Across the city there were 212 fourplex units permitted between August 2021 and July 2022, according to city data.
“In a way we’re lucky in Portland, because the answer to this crisis is so obvious,” said Aaron Brown, an organizer with the housing abundance group Portland: Neighbors Welcome. “There are thousands of underutilized lots here. We just have to find smart ways to use them.”
Boston similarly has some prized neighborhoods of single-family homes on bigger lots. Broadly rezoning those areas and allowing for new housing types, though, is a solution that has yet to pick up much steam. Wu has proposed a more piecemeal approach to zoning changes.

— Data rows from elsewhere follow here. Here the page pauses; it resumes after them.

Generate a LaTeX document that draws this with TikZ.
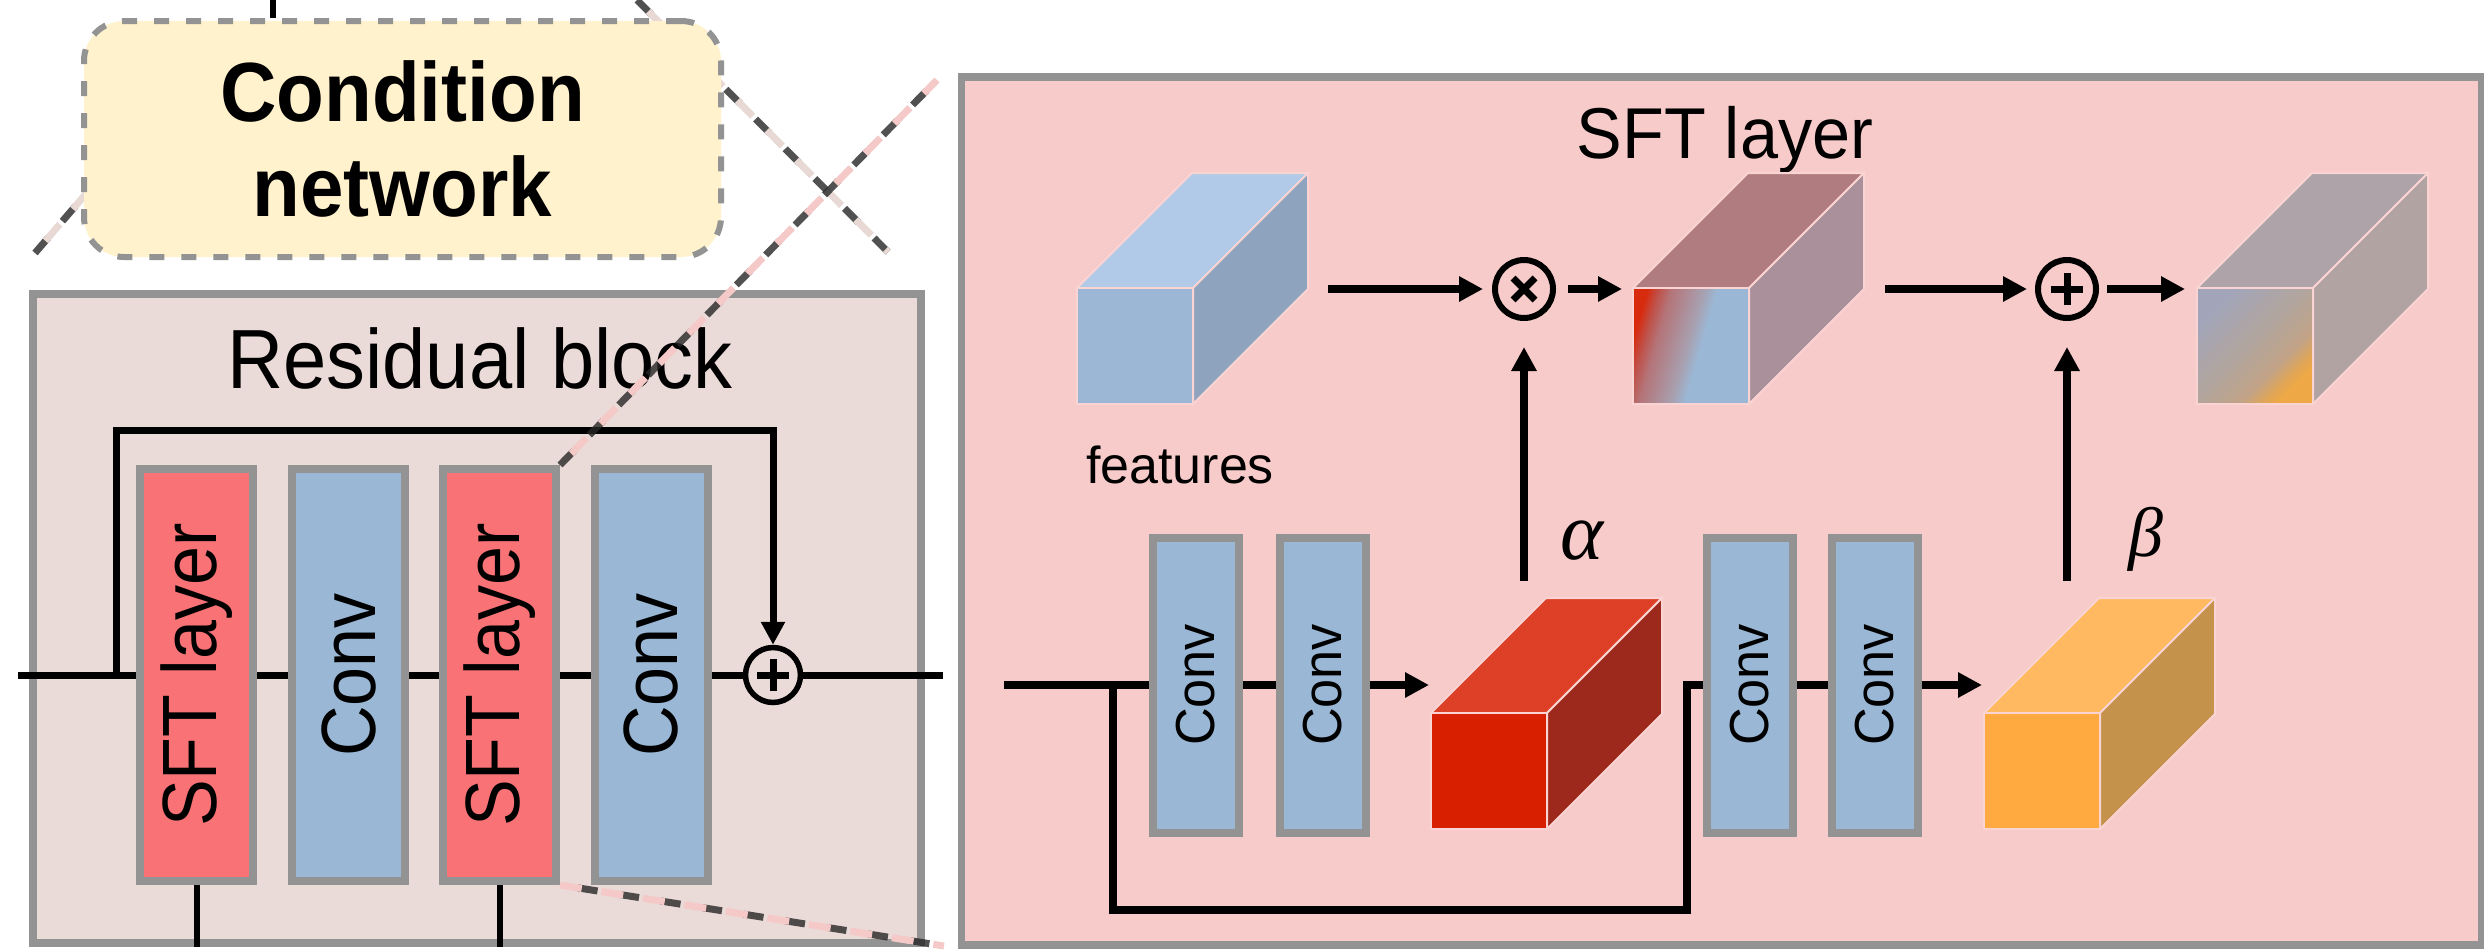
\documentclass[tikz,border=0pt]{standalone}
\usepackage{fontspec}
\usepackage{graphicx}
\setmainfont{Liberation Sans}
\newfontfamily\greekserif{Liberation Serif}
\usetikzlibrary{arrows.meta,calc}

\definecolor{bordergray}{HTML}{939393}
\definecolor{resfill}{HTML}{EADBD8}
\definecolor{condfill}{HTML}{FFF2CC}
\definecolor{sftred}{HTML}{F97276}
\definecolor{convblue}{HTML}{9AB8D5}
\definecolor{panelfill}{HTML}{F7CBCA}
\definecolor{cubeedge}{HTML}{F9D4D2}
\definecolor{featfront}{HTML}{9BB7D5}
\definecolor{feattop}{HTML}{B1CAE7}
\definecolor{featside}{HTML}{8EA4BE}
\definecolor{alphafront}{HTML}{D81F00}
\definecolor{alphatop}{HTML}{DD3F27}
\definecolor{alphaside}{HTML}{9D291C}
\definecolor{betafront}{HTML}{FFAA40}
\definecolor{betatop}{HTML}{FFB960}
\definecolor{betaside}{HTML}{C4924A}
\definecolor{modtop}{HTML}{B07C80}
\definecolor{modside}{HTML}{AA909A}
\definecolor{outtop}{HTML}{ADA3A8}
\definecolor{outcubeside}{HTML}{B1A3A2}
\definecolor{shadowdark}{HTML}{262626}
\definecolor{zoomres}{HTML}{E8D9D5}
\definecolor{zoomsft}{HTML}{F5C9C7}
% stops of the modulated front face
\definecolor{modA}{HTML}{D82A0C}
\definecolor{modB}{HTML}{C05048}
\definecolor{modC}{HTML}{B47478}
\definecolor{modD}{HTML}{A8A0B0}
\definecolor{modF}{HTML}{9AB8D6}
% stops of the output front face
\definecolor{outA}{HTML}{A2A5B9}
\definecolor{outB}{HTML}{B2A59E}
\definecolor{outC}{HTML}{C2A386}
\definecolor{outD}{HTML}{DDA55C}
\definecolor{outE}{HTML}{EEA845}

\pgfdeclarehorizontalshading{modfront}{100bp}{color(0bp)=(modA); color(25bp)=(modA); color(29.7bp)=(modB); color(35.1bp)=(modC); color(48.5bp)=(modD); color(54.4bp)=(modF); color(100bp)=(modF)}
\pgfdeclarehorizontalshading{outfront}{100bp}{color(0bp)=(outA); color(26bp)=(outA); color(48bp)=(outB); color(63bp)=(outC); color(69bp)=(outD); color(74bp)=(outE); color(100bp)=(outE)}

\tikzset{
  rline/.style={line width=7pt, draw=black},
  rarr/.style={rline, -{Triangle[length=23pt,width=23pt]}},
  pline/.style={line width=8pt, draw=black},
  parr/.style={pline, -{Triangle[length=24pt,width=24pt]}},
  sftblk/.style={rectangle, draw=bordergray, fill=sftred, line width=8pt, inner sep=0pt,
    minimum width=113pt, minimum height=412pt, font=\fontsize{77pt}{77pt}\selectfont},
  convblk/.style={sftblk, fill=convblue},
  smallconv/.style={rectangle, draw=bordergray, fill=convblue, line width=8pt, inner sep=0pt,
    minimum width=86pt, minimum height=295pt, font=\fontsize{55pt}{55pt}\selectfont},
  plusop/.style={circle, draw=black, line width=6pt, minimum size=58pt, inner sep=0pt,
    path picture={\draw[line width=7pt]
      ([xshift=-16pt]path picture bounding box.center) -- ([xshift=16pt]path picture bounding box.center)
      ([yshift=-16pt]path picture bounding box.center) -- ([yshift=16pt]path picture bounding box.center);}},
  timesop/.style={circle, draw=black, line width=6pt, minimum size=58pt, inner sep=0pt,
    path picture={\draw[line width=7pt]
      ([shift={(-11pt,-11pt)}]path picture bounding box.center) -- ([shift={(11pt,11pt)}]path picture bounding box.center)
      ([shift={(-11pt,11pt)}]path picture bounding box.center) -- ([shift={(11pt,-11pt)}]path picture bounding box.center);}},
  zoom shadow/.style={draw=shadowdark, line width=7pt, opacity=0.8},
  dark lead/.style={zoom shadow, dash pattern=on 20pt off 22pt, dash phase=0pt},
  dark trail/.style={zoom shadow, dash pattern=on 20pt off 22pt, dash phase=24pt},
  pink lead/.style={line width=7pt, dash pattern=on 22pt off 20pt, dash phase=0pt},
  pink trail/.style={line width=7pt, dash pattern=on 22pt off 20pt, dash phase=26pt},
}

% feature cube: name, x and y of the front face's top left corner,
% options of the front face, colour of the top, colour of the side
\newcommand\featcube[6]{%
  \path[fill=#5, draw=cubeedge, line width=2pt] (#2,#3) -- ++(115,-115) -- ++(116,0) -- ++(-115,115) -- cycle;
  \path[fill=#6, draw=cubeedge, line width=2pt] (#2+116,#3) -- ++(115,-115) -- ++(0,116) -- ++(-115,115) -- cycle;
  \path[#4, draw=cubeedge, line width=2pt] (#2,#3) rectangle ++(116,116);
  \node[inner sep=0pt, minimum width=231pt, minimum height=231pt, anchor=south west] (#1) at (#2,#3+116) {};
}

\begin{document}
\begin{tikzpicture}[x=1pt,y=-1pt]
\clip (0,0) rectangle (2484,951);

% ---------- zoom lines from the residual block above ----------
\coordinate (za0) at (35,253);
\coordinate (za1) at (190,73);
\coordinate (zb0) at (637,0);
\coordinate (zb1) at (888,252);
\draw[dark lead] (za0) -- (za1);
\draw[pink trail, draw=zoomres] (za0) -- (za1);
\draw[dark lead] (zb0) -- (zb1);
\draw[pink trail, draw=zoomres] (zb0) -- (zb1);

% ---------- condition network ----------
\node[draw=bordergray, line width=6pt, dash pattern=on 15pt off 17pt, fill=condfill,
  rounded corners=40pt, minimum width=637pt, minimum height=236pt, inner sep=0pt,
  align=center, font=\fontsize{84pt}{95pt}\selectfont\bfseries] (cond) at (402.5,139)
  {\scalebox{0.93}[1]{Condition}\\\scalebox{0.93}[1]{network}};
\coordinate (cin) at (273,0);
\draw[line width=6pt] (cin) -- (cin |- cond.north);

% ---------- residual block ----------
\node[draw=bordergray, fill=resfill, line width=8pt, minimum width=887.5pt,
  minimum height=648.5pt, inner sep=0pt] (res) at (476.75,618.25) {};
\node[anchor=base, font=\fontsize{84pt}{84pt}\selectfont] (restitle) at (480,388)
  {\scalebox{0.925}[1]{Residual block}};

\coordinate (rin) at (18,675);
\coordinate (rb) at (116,675);
\coordinate (rt) at (116,430);
\coordinate (rout) at (943,675);

\node[sftblk] (sft1) at (196.5,675) {\rotatebox{90}{\scalebox{0.91}[1]{SFT layer}}};
\node[convblk] (conv1) at (348.5,675) {\rotatebox{90}{\scalebox{0.91}[1]{Conv}}};
\node[sftblk] (sft2) at (499.5,675) {\rotatebox{90}{\scalebox{0.91}[1]{SFT layer}}};
\node[convblk] (conv2) at (651,675) {\rotatebox{90}{\scalebox{0.91}[1]{Conv}}};
\node[plusop, fill=resfill, minimum size=55pt, line width=5.5pt] (rplus) at (773,675) {};

\draw[rline] (rin) -- (sft1);
\draw[rline] (sft1) -- (conv1);
\draw[rline] (conv1) -- (sft2);
\draw[rline] (sft2) -- (conv2);
\draw[rline] (conv2) -- (rplus);
\draw[rline] (rplus) -- (rout);
\draw[rarr] (rb) -- (rt) -| (rplus);
\draw[line width=6pt] (sft1.south) -- (sft1.south |- res.south);
\draw[line width=6pt] (sft2.south) -- (sft2.south |- res.south);

% ---------- SFT layer ----------
\node[draw=bordergray, fill=panelfill, line width=7.5pt, minimum width=1520.5pt,
  minimum height=868pt, inner sep=0pt] (panel) at (1721.75,511) {};
\node[anchor=base, font=\fontsize{72pt}{72pt}\selectfont] (paneltitle) at (1725,158)
  {\scalebox{0.95}[1]{SFT layer}};

\featcube{feat}{1077}{288}{fill=featfront}{feattop}{featside}
\featcube{mod}{1633}{288}{shade, shading=modfront, shading angle=-16}{modtop}{modside}
\featcube{out}{2197}{288}{shade, shading=outfront, shading angle=-45}{outtop}{outcubeside}
\featcube{red}{1431}{713}{fill=alphafront}{alphatop}{alphaside}
\featcube{orange}{1984}{713}{fill=betafront}{betatop}{betaside}

\node[anchor=base, font=\fontsize{52pt}{52pt}\selectfont] (featlabel) at (1180,483) {features};

\node[timesop, fill=panelfill] (ox) at (1524,289) {};
\node[plusop, fill=panelfill] (op) at (2067,289) {};

\coordinate (pin) at (1004,685);
\coordinate (br) at (1113,685);
\coordinate (sk) at (1687,910);

\node[smallconv] (c1) at (1196,685) {\rotatebox{90}{\scalebox{0.95}[1]{Conv}}};
\node[smallconv] (c2) at (1322.5,685) {\rotatebox{90}{\scalebox{0.95}[1]{Conv}}};
\node[smallconv] (c3) at (1749.5,685) {\rotatebox{90}{\scalebox{0.95}[1]{Conv}}};
\node[smallconv] (c4) at (1874.5,685) {\rotatebox{90}{\scalebox{0.95}[1]{Conv}}};

\draw[pline] (pin) -- (c1);
\draw[pline] (c1) -- (c2);
\draw[parr, shorten >=2pt] (c2) -- (c2 -| red.west);
\draw[pline] (br) |- (sk) |- (c3);
\draw[pline] (c3) -- (c4);
\draw[parr, shorten >=2pt] (c4) -- (c4 -| orange.west);

\draw[parr, shorten <=17pt, shorten >=26pt] (red.north -| ox) -- (ox);
\draw[parr, shorten <=17pt, shorten >=26pt] (orange.north -| op) -- (op);

\draw[parr, shorten <=20pt, shorten >=9pt] (feat.east |- ox) -- (ox);
\draw[parr, shorten <=12pt, shorten >=11pt] (ox) -- (ox -| mod.west);
\draw[parr, shorten <=21pt, shorten >=8pt] (mod.east |- op) -- (op);
\draw[parr, shorten <=8pt, shorten >=12pt] (op) -- (op -| out.west);

\node[inner sep=0pt, font=\greekserif\itshape\fontsize{82pt}{82pt}\selectfont] (alphalab) at (1582,541) {α};
\node[inner sep=0pt, font=\greekserif\itshape\fontsize{70pt}{70pt}\selectfont] (betalab) at (2146,539) {β};

% ---------- zoom lines from the SFT layer to its detail ----------
\coordinate (zc) at (937,80);
\coordinate (zd) at (944,946);
\draw[dark lead] (sft2.north east) -- (zc);
\draw[pink trail, draw=zoomsft] (sft2.north east) -- (zc);
\draw[dark trail] (sft2.south east) -- (zd);
\draw[pink lead, draw=zoomsft] (sft2.south east) -- (zd);
\end{tikzpicture}
\end{document}
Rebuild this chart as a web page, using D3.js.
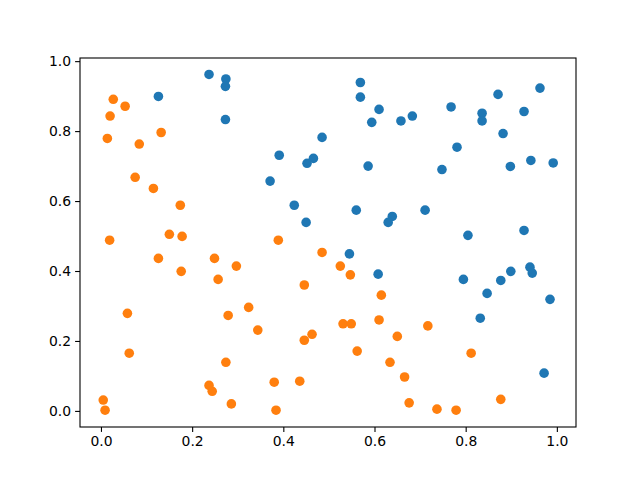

In Oregon, how loosened zoning rules and tighter rent caps will balance out remains to be seen. No matter what, stabilizing the housing market is a long-term project. And right now, for someone like LaChester, the stakes are high.
She has lived all over the Western United States, and moved to Portland 10 years ago after winding up homeless in Washington state. Today, home is that tired apartment in a sprawling neighborhood near the city’s eastern border. There’s nowhere cheaper for her to go. Not even the rundown mobile home park down the street.
LaChester knows how little it takes — something as small as one rent increase too big for her budget — to tumble into homelessness.
The row of tents on the sidewalk a few blocks from her apartment, the RVs she passes on her late night drive to work, and the people who sleep on the streets outside of the university building she cleans, are ready reminders of that.
“I’ve worked hard in my life, and that’s earned me a small apartment that I can’t afford anymore,” said LaChester. “No wonder we have so many people on the street.”